The Malaysian Anti-Corruption Commission (MACC) will "most likely" appeal the attorney-general's decision to close the RM2.6 billion and SRC International cases.
The commission's special operations director Bahri Mohd Zin described the cases to The Star as being "straightforward".
Yesterday, attorney-general Mohamed Apandi Ali said there were no grounds to prosecute Prime Minister Najib Abdul Razak in relation to the cases.
Among others, Apandi said the RM2.6 billion donation in 2013 came from the Saudi royal family and of this, RM2.03 billion was returned in August the same year.
Bahri, who spearheaded the SRC probe, was among the MACC directors slapped with a transfer to the Prime Minister's Department last year.
This was after he swore to find the culprits amid a crackdown on the MACC officers involved in the probe.
The transfer order was subsequently rescinded.
The crackdown was initiated after the Wall Street Journal and whistleblower website Sarawak Report exposed the transactions based on leaked documents by Malaysian investigators.
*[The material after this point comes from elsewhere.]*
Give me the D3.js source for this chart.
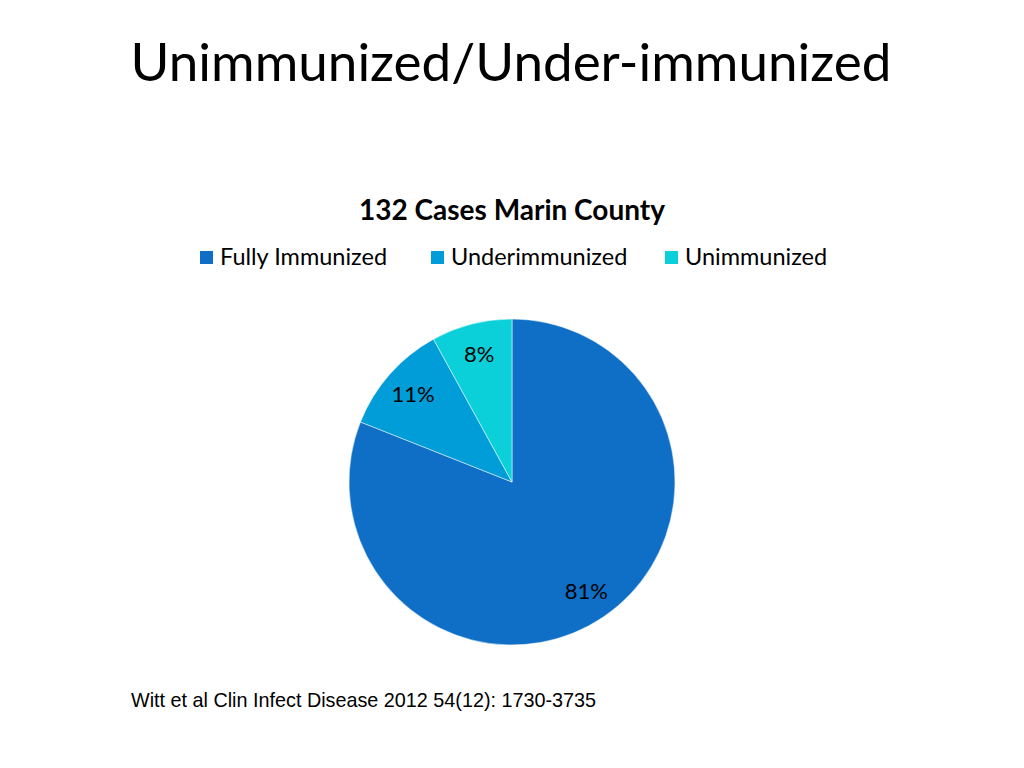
<!DOCTYPE html>
<html>
<head>
<meta charset="utf-8">
<script src="https://cdn.jsdelivr.net/npm/d3@7"></script>
<style>
  body { margin: 0; background: #fff; }
  svg { display: block; }
</style>
</head>
<body>
<div id="wrapper"></div>
<script>
/* DATA */
const categories = ['Fully Immunized', 'Underimmunized', 'Unimmunized'];
const shares = [81, 11, 8];
const colors = ['#0f6fc6', '#009dd9', '#0bd0d9'];

const slideTitle = 'Unimmunized/Under-immunized';
const chartTitle = '132 Cases Marin County';
const source = 'Witt et al Clin Infect Disease 2012 54(12): 1730-3735';

/* DIMENSIONS */
const dimensions = {
  width: 1024,
  height: 768,
  cx: 512,
  cy: 482,
  radius: 163,
};

const font = 'Lato, "Open Sans", sans-serif';

const wrapper = d3
  .select('#wrapper')
  .append('svg')
  .attr('width', dimensions.width)
  .attr('height', dimensions.height);

// slide title
wrapper
  .append('text')
  .text(slideTitle)
  .attr('x', dimensions.width / 2 - 1)
  .attr('y', 81)
  .attr('text-anchor', 'middle')
  .attr('fill', '#000')
  .style('font-family', font)
  .style('font-size', '53px');

// chart title
wrapper
  .append('text')
  .text(chartTitle)
  .attr('x', dimensions.width / 2)
  .attr('y', 220)
  .attr('text-anchor', 'middle')
  .attr('fill', '#000')
  .style('font-family', font)
  .style('font-weight', 'bold')
  .style('font-size', '28px');

/* LEGEND */
const colorScale = d3.scaleOrdinal().domain(categories).range(colors);
const legendX = d3.scaleOrdinal().domain(categories).range([200, 431, 665]);

const legendItems = wrapper
  .append('g')
  .selectAll('g')
  .data(categories)
  .join('g')
  .attr('transform', d => `translate(${legendX(d)}, 251)`);

legendItems
  .append('rect')
  .attr('width', 13)
  .attr('height', 13)
  .attr('fill', d => colorScale(d));

legendItems
  .append('text')
  .text(d => d)
  .attr('x', 20)
  .attr('y', 14)
  .attr('fill', '#000')
  .style('font-family', font)
  .style('font-size', '23.5px');

/* PIE */
const pie = d3.pie().sort(null).value(d => d.value);
const arcs = pie(categories.map((c, i) => ({ name: c, value: shares[i] })));

const arc = d3.arc().innerRadius(0).outerRadius(dimensions.radius);
const labelArc = d3.arc().innerRadius(dimensions.radius * 0.81).outerRadius(dimensions.radius * 0.81);

const bounds = wrapper
  .append('g')
  .attr('transform', `translate(${dimensions.cx}, ${dimensions.cy})`);

bounds
  .selectAll('path')
  .data(arcs)
  .join('path')
  .attr('d', arc)
  .attr('fill', d => colorScale(d.data.name))
  .attr('stroke', '#fff')
  .attr('stroke-width', 0.5);

bounds
  .selectAll('text')
  .data(arcs)
  .join('text')
  .attr('transform', d => `translate(${labelArc.centroid(d)})`)
  .attr('text-anchor', 'middle')
  .attr('dy', '0.35em')
  .attr('fill', '#000')
  .style('font-family', font)
  .style('font-size', '22px')
  .text(d => `${d.data.value}%`);

// source note
wrapper
  .append('text')
  .text(source)
  .attr('x', 131)
  .attr('y', 707)
  .attr('fill', '#000')
  .style('font-family', '"Liberation Sans", Arial, sans-serif')
  .style('font-size', '19.8px');
</script>
</body>
</html>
Apandi's decision not to take action against Najib also drew condemnation from various quarters, with some claiming it was for this reason he had been appointed.
The AG took over the post weeks after the donation and SRC issues erupted following his predecessor Abdul Gani Patail's sudden removal over health reasons.
However, Apandi and the government have denied any ulterior agenda, and the AG had pledged to act without fear or favour.
Najib has repeatedly denied abusing public funds for personal gain, and blamed such allegations on those plotting his downfall.